Forty-seven non-U.S. banks held balances of more than $1 billion at the New York Fed as of Sept. 30, up from 22 at the end of 2010, according to a survey of 80 financial institutions by ICAP Plc, the world’s largest inter-dealer broker. The dollar has appreciated 7.2 percent since Standard & Poor’s cut the nation’s AAA credit rating Aug. 5, the second-best performance after the yen among developed-nation peers, according to Bloomberg Correlation-Weighted Currency Indexes.

Crude Oil Declines to One-Week Low on U.S. Budget Concerns, European Debt

Oil dropped for a third day in New York on signs that U.S. lawmakers will fail to agree on cutting the budget deficit and on concern that Europe’s debt crisis will send the region’s economy into a recession.

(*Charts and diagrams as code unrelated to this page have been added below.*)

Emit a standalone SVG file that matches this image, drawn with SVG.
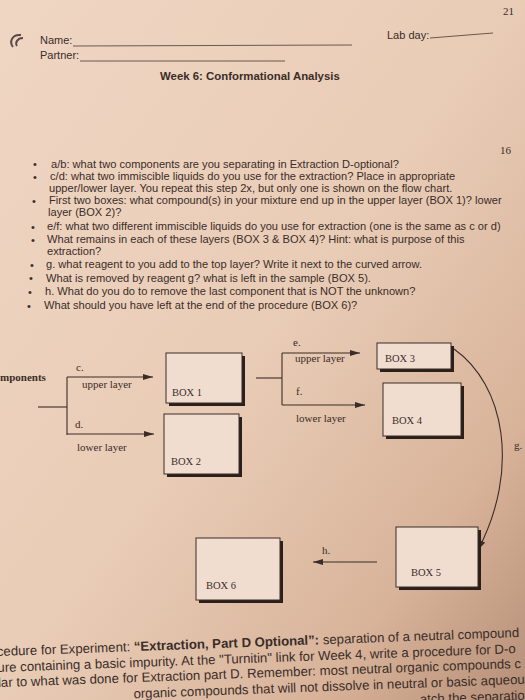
<svg xmlns="http://www.w3.org/2000/svg" width="525" height="700" viewBox="0 0 525 700">
<defs>
<linearGradient id="bg" x1="0" y1="0" x2="1" y2="1">
<stop offset="0" stop-color="#efd6c3"/>
<stop offset="0.5" stop-color="#e9ccb6"/>
<stop offset="0.8" stop-color="#d8b39a"/>
<stop offset="1" stop-color="#b58f77"/>
</linearGradient>
<marker id="ah" viewBox="0 0 10 6" refX="10" refY="3" markerWidth="10" markerHeight="6" markerUnits="userSpaceOnUse" orient="auto">
<path d="M0,0 L10,3 L0,6 Z" fill="#3b2c27"/>
</marker>
<style>
.s{font-family:"Liberation Sans",Arial,sans-serif;fill:#3a2d28}
.q{font-size:11.1px}
.r{font-family:"Liberation Serif","Times New Roman",serif;fill:#3a2d28;font-size:11px}
.b{font-size:10.5px}
.ln{stroke:#3b2c27;stroke-width:1.1;fill:none}
.bx{fill:#f1ddd0;stroke:#3b2c27;stroke-width:1}
.sh{fill:#2a1f1b}
.ul{stroke:#4a3a33;stroke-width:0.8}
</style>
</defs>
<rect width="525" height="700" fill="url(#bg)"/>

<!-- header -->
<text class="r" x="503" y="15" font-size="12">21</text>
<g id="logo" fill="none" stroke="#5a4a45" stroke-width="2">
<path d="M21,35 C12,34 9,42 13,47"/>
<path d="M23,38 C17,38 15,43 17,46"/>
</g>
<text class="s" x="40" y="44" font-size="11">Name:</text>
<line class="ul" x1="73" y1="46" x2="352" y2="45"/>
<text class="s" x="40" y="59" font-size="11">Partner:</text>
<line class="ul" x1="80" y1="61" x2="285" y2="61"/>
<text class="s" x="387" y="39" font-size="11">Lab day:</text>
<line class="ul" x1="430" y1="38" x2="493" y2="33"/>
<text class="s" x="160" y="80" font-size="11.4" font-weight="bold">Week 6: Conformational Analysis</text>

<text class="r" x="500" y="154" font-size="12">16</text>

<!-- bullets -->
<g class="s q">
<text x="33" y="168">•</text><text x="51" y="168">a/b: what two components are you separating in Extraction D-optional?</text>
<text x="33" y="181">•</text><text x="50" y="180">c/d: what two immiscible liquids do you use for the extraction? Place in appropriate</text>
<text x="49" y="192">upper/lower layer. You repeat this step 2x, but only one is shown on the flow chart.</text>
<text x="32" y="205">•</text><text x="49" y="204">First two boxes: what compound(s) in your mixture end up in the upper layer (BOX 1)? lower</text>
<text x="48" y="216">layer (BOX 2)?</text>
<text x="31" y="231">•</text><text x="47" y="230">e/f: what two different immiscible liquids do you use for extraction (one is the same as c or d)</text>
<text x="31" y="244">•</text><text x="47" y="243">What remains in each of these layers (BOX 3 &amp; BOX 4)? Hint: what is purpose of this</text>
<text x="47" y="255">extraction?</text>
<text x="30" y="269">•</text><text x="46" y="268">g. what reagent to you add to the top layer? Write it next to the curved arrow.</text>
<text x="29" y="282">•</text><text x="46" y="282">What is removed by reagent g? what is left in the sample (BOX 5).</text>
<text x="28" y="296">•</text><text x="45" y="295">h. What do you do to remove the last component that is NOT the unknown?</text>
<text x="27" y="310">•</text><text x="44" y="309">What should you have left at the end of the procedure (BOX 6)?</text>
</g>

<!-- connectors -->
<g id="connectors">
<path class="ln" d="M38,407 H67"/>
<path class="ln" d="M67,377 V435"/>
<path class="ln" d="M67,377 H153" marker-end="url(#ah)"/>
<path class="ln" d="M67,434 H154" marker-end="url(#ah)"/>
<path class="ln" d="M256,378 H282"/>
<path class="ln" d="M282,353 V405"/>
<path class="ln" d="M282,353 H360" marker-end="url(#ah)"/>
<path class="ln" d="M282,405 H365" marker-end="url(#ah)"/>
<path class="ln" d="M454,349 C505,385 520,470 478,550" marker-end="url(#ah)"/>
<path class="ln" d="M377,562 H313" marker-end="url(#ah)"/>
</g>

<!-- labels -->
<text class="r" x="0" y="381" font-weight="bold">mponents</text>
<text class="r" x="76" y="371">c.</text>
<text class="r" x="82" y="388">upper layer</text>
<text class="r" x="75" y="428">d.</text>
<text class="r" x="77" y="451">lower layer</text>
<text class="r" x="293" y="346">e.</text>
<text class="r" x="295" y="362">upper layer</text>
<text class="r" x="296" y="395">f.</text>
<text class="r" x="296" y="422">lower layer</text>
<text class="r" x="514" y="449">g.</text>
<text class="r" x="322" y="554">h.</text>

<!-- boxes -->
<g id="box1"><rect class="sh" x="169" y="356" width="76" height="50"/><rect class="bx" x="166" y="353" width="76" height="50"/><text class="r b" x="172" y="396">BOX 1</text></g>
<g id="box2"><rect class="sh" x="167" y="417" width="75" height="60"/><rect class="bx" x="164" y="414" width="75" height="60"/><text class="r b" x="171" y="465">BOX 2</text></g>
<g id="box3"><rect class="sh" x="380" y="346" width="74" height="26"/><rect class="bx" x="377" y="343" width="74" height="26"/><text class="r b" x="385" y="362">BOX 3</text></g>
<g id="box4"><rect class="sh" x="386" y="386" width="78" height="53"/><rect class="bx" x="383" y="383" width="78" height="53"/><text class="r b" x="392" y="424">BOX 4</text></g>
<g id="box5"><rect class="sh" x="399" y="530" width="82" height="60"/><rect class="bx" x="396" y="527" width="82" height="60" fill="#dcc2b1"/><text class="r b" x="411" y="576">BOX 5</text></g>
<g id="box6"><rect class="sh" x="199" y="541" width="84" height="62"/><rect class="bx" x="196" y="538" width="84" height="62"/><text class="r b" x="206" y="589">BOX 6</text></g>

<!-- bottom paragraph -->
<g class="s" font-size="13.2" transform="rotate(-2.1 0 656)">
<text x="-3" y="656">cedure for Experiment: <tspan font-weight="bold">“Extraction, Part D Optional”:</tspan> separation of a neutral compound</text>
<text x="-3" y="672">ure containing a basic impurity. At the "Turnitin" link for Week 4, write a procedure for D-o</text>
<text x="-3" y="687">lar to what was done for Extraction part D. Remember: most neutral organic compounds c</text>
<text x="132" y="703">organic compounds that will not dissolve in neutral or basic aqueou</text>
<text x="418" y="719">atch the separation chart al</text>
</g>
</svg>
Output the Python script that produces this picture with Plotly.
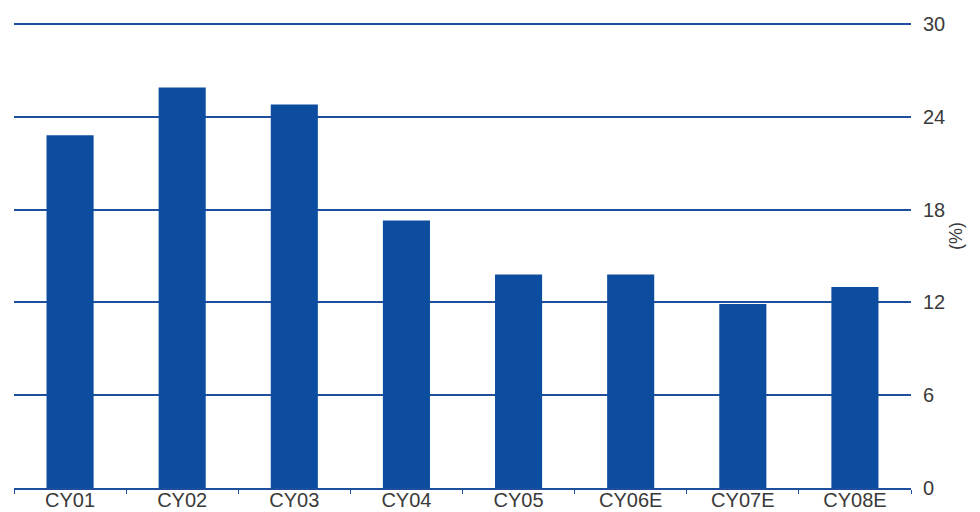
import plotly.graph_objects as go

# Annual growth, percent
categories = ["CY01", "CY02", "CY03", "CY04", "CY05", "CY06E", "CY07E", "CY08E"]
growth_pct = [22.8, 25.9, 24.8, 17.3, 13.8, 13.8, 11.9, 13.0]
y_ticks = [0, 6, 12, 18, 24, 30]

BAR_BLUE = "#0d4da0"
LINE_BLUE = "#1d4f9e"
TEXT_GREY = "#3a3a3a"
FONT = "Liberation Sans, Arial, sans-serif"

fig = go.Figure(
    go.Bar(
        x=categories,
        y=growth_pct,
        marker=dict(color=BAR_BLUE, line=dict(width=0)),
    )
)

fig.update_layout(
    width=980,
    height=512,
    margin=dict(l=14, r=69, t=22, b=24, autoexpand=False),
    paper_bgcolor="white",
    plot_bgcolor="white",
    bargap=0.58,
    showlegend=False,
    font=dict(family=FONT, size=19, color=TEXT_GREY),
    xaxis=dict(
        automargin=False,
        showline=True,
        linecolor=LINE_BLUE,
        linewidth=1.5,
        ticks="outside",
        tickson="boundaries",
        ticklen=4,
        tickcolor=LINE_BLUE,
        tickwidth=1,
        showgrid=False,
        ticklabelstandoff=-7,
        tickfont=dict(family=FONT, size=20, color=TEXT_GREY),
    ),
    yaxis=dict(
        automargin=False,
        side="right",
        range=[0, 30.13],
        tickvals=y_ticks,
        ticktext=[str(v) for v in y_ticks],
        showgrid=True,
        gridcolor=LINE_BLUE,
        gridwidth=1.5,
        zeroline=False,
        showline=False,
        ticks="",
        ticklabelstandoff=11,
        tickfont=dict(family=FONT, size=20, color=TEXT_GREY),
    ),
    annotations=[
        dict(
            text="(%)",
            xref="paper",
            yref="paper",
            x=1.0636,
            y=0.541,
            textangle=-90,
            showarrow=False,
            font=dict(family=FONT, size=18, color=TEXT_GREY),
        )
    ],
)

fig.write_html("out.html")
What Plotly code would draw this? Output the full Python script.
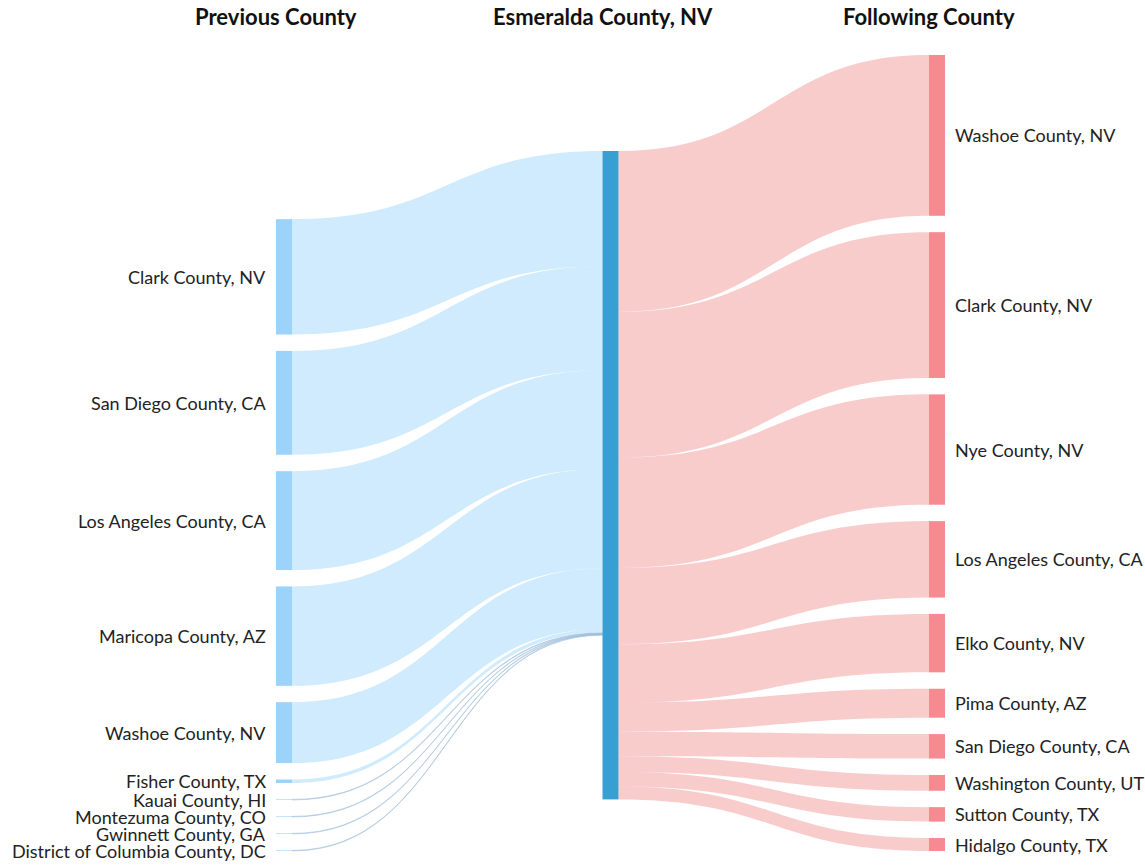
import plotly.graph_objects as go

# ---------------- data ----------------
center_county = "Esmeralda County, NV"

prev_counties = [
    "Clark County, NV", "San Diego County, CA", "Los Angeles County, CA",
    "Maricopa County, AZ", "Washoe County, NV", "Fisher County, TX",
    "Kauai County, HI", "Montezuma County, CO", "Gwinnett County, GA",
    "District of Columbia County, DC",
]
prev_values = [115.5, 104, 99, 99.5, 61, 3.5, 0.6, 0.6, 0.6, 0.6]

next_counties = [
    "Washoe County, NV", "Clark County, NV", "Nye County, NV",
    "Los Angeles County, CA", "Elko County, NV", "Pima County, AZ",
    "San Diego County, CA", "Washington County, UT", "Sutton County, TX",
    "Hidalgo County, TX",
]
next_values = [161, 146, 110.5, 76.5, 58.5, 29, 24.5, 15.8, 14.5, 13]

column_titles = ["Previous County", center_county, "Following County"]

# ---------------- layout constants ----------------
FIG_W, FIG_H = 1145, 865
M_L, M_R, M_T, M_B = 276, 200, 55, 14
PLOT_W = FIG_W - M_L - M_R
PLOT_H = FIG_H - M_T - M_B
PAD = 16.4
THICK = 16
MID_TOP = 96          # px offset of the centre node from the top of the plot area
LABEL_GAP = 8
TITLE_Y_PX = 17       # title centre, px from the top of the figure
FONT = "Lato, 'Open Sans', sans-serif"

LEFT_NODE = "#9cd3fb"
MID_NODE = "#389fd3"
RIGHT_NODE = "#f68a91"
LEFT_LINK = "rgba(135,206,250,0.40)"
SMALL_LINK = "rgba(150,185,215,0.45)"
RIGHT_LINK = "rgba(240,128,128,0.40)"

# ---------------- compute node geometry (same rule as d3-sankey) ----------------
n_prev, n_next = len(prev_counties), len(next_counties)
mid_value = max(sum(prev_values), sum(next_values))
ky = min(
    (PLOT_H - (n_prev - 1) * PAD) / sum(prev_values),
    (PLOT_H - (n_next - 1) * PAD) / sum(next_values),
    PLOT_H / mid_value,
)


def stack(values, start):
    centers = []
    y = start
    for v in values:
        h = v * ky
        centers.append((y + h / 2) / PLOT_H)
        y += h + PAD
    return centers


left_span = sum(prev_values) * ky + (n_prev - 1) * PAD
left_centers = stack(prev_values, PLOT_H - left_span)   # bottom aligned
right_centers = stack(next_values, 0)                   # top aligned
mid_center = (MID_TOP + mid_value * ky / 2) / PLOT_H

x_left = (THICK / 2) / PLOT_W
x_mid = 0.5
x_right = 1 - (THICK / 2) / PLOT_W

labels = prev_counties + [center_county] + next_counties
mid_idx = n_prev
node_x = [x_left] * n_prev + [x_mid] + [x_right] * n_next
node_y = left_centers + [mid_center] + right_centers
node_colors = [LEFT_NODE] * n_prev + [MID_NODE] + [RIGHT_NODE] * n_next

sources = list(range(n_prev)) + [mid_idx] * n_next
targets = [mid_idx] * n_prev + [mid_idx + 1 + i for i in range(n_next)]
values = prev_values + next_values
link_colors = [LEFT_LINK if v >= 2 else SMALL_LINK for v in prev_values] + [RIGHT_LINK] * n_next

fig = go.Figure(go.Sankey(
    arrangement="fixed",
    node=dict(
        label=labels,
        x=node_x,
        y=node_y,
        pad=PAD,
        thickness=THICK,
        color=node_colors,
        line=dict(width=0),
    ),
    link=dict(source=sources, target=targets, value=values, color=link_colors),
    textfont=dict(color="rgba(0,0,0,0)", size=1, family=FONT),
))

annotations = []
for name, c in zip(prev_counties, left_centers):
    annotations.append(dict(
        text=name, xref="paper", yref="paper",
        x=-LABEL_GAP / PLOT_W, y=1 - c, xanchor="right", yanchor="middle",
        showarrow=False, font=dict(family=FONT, size=18, color="#222"),
    ))
for name, c in zip(next_counties, right_centers):
    annotations.append(dict(
        text=name, xref="paper", yref="paper",
        x=1 + LABEL_GAP / PLOT_W, y=1 - c, xanchor="left", yanchor="middle",
        showarrow=False, font=dict(family=FONT, size=18, color="#222"),
    ))

title_x = [0, (x_mid * PLOT_W - THICK / 2) / PLOT_W, (PLOT_W - THICK) / PLOT_W]
for t, tx in zip(column_titles, title_x):
    annotations.append(dict(
        text="<b>%s</b>" % t, xref="paper", yref="paper",
        x=tx, y=1 + (M_T - TITLE_Y_PX) / PLOT_H, xanchor="center", yanchor="middle",
        showarrow=False, font=dict(family=FONT, size=22, color="#111"),
    ))

fig.update_layout(
    width=FIG_W, height=FIG_H,
    margin=dict(l=M_L, r=M_R, t=M_T, b=M_B),
    paper_bgcolor="white", plot_bgcolor="white",
    font=dict(family=FONT),
    annotations=annotations,
)

# place the figure flush with the window (no default 8px body margin, no scrollbars)
fig.write_html(
    "out.html",
    config={"displayModeBar": False},
    post_script="document.body.style.margin='0px';document.body.style.overflow='hidden';",
)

Futures fell as much as 2.1 percent on speculation that a debt-reduction committee will fail, setting the stage for $1.2 trillion in automatic cuts. Growth in Germany, Europe’s largest economy, may slow next year, the Bundesbank said today. Saudi Arabian Oil Co. Chief Executive Officer Khalid Al-Falih said the world economy is at risk of a double-dip recession.

“It looks like the congressional committee won’t meet the deadline to reach an agreement, so automatic cuts will kick in,” said Tom Bentz, a broker with BNP Paribas Commodity Futures Inc. in New York. “The European debt crisis continues to put pressure on equities and commodities.”

Crude oil for January delivery fell 98 cents, or 1 percent, to $96.69 a barrel at 9:13 a.m. on the New York Mercantile Exchange. Futures are up 5.8 percent this year.

Brent oil for January settlement dropped 46 cents, or 0.4 percent, to $107.10 a barrel on the London-based ICE Futures Europe exchange.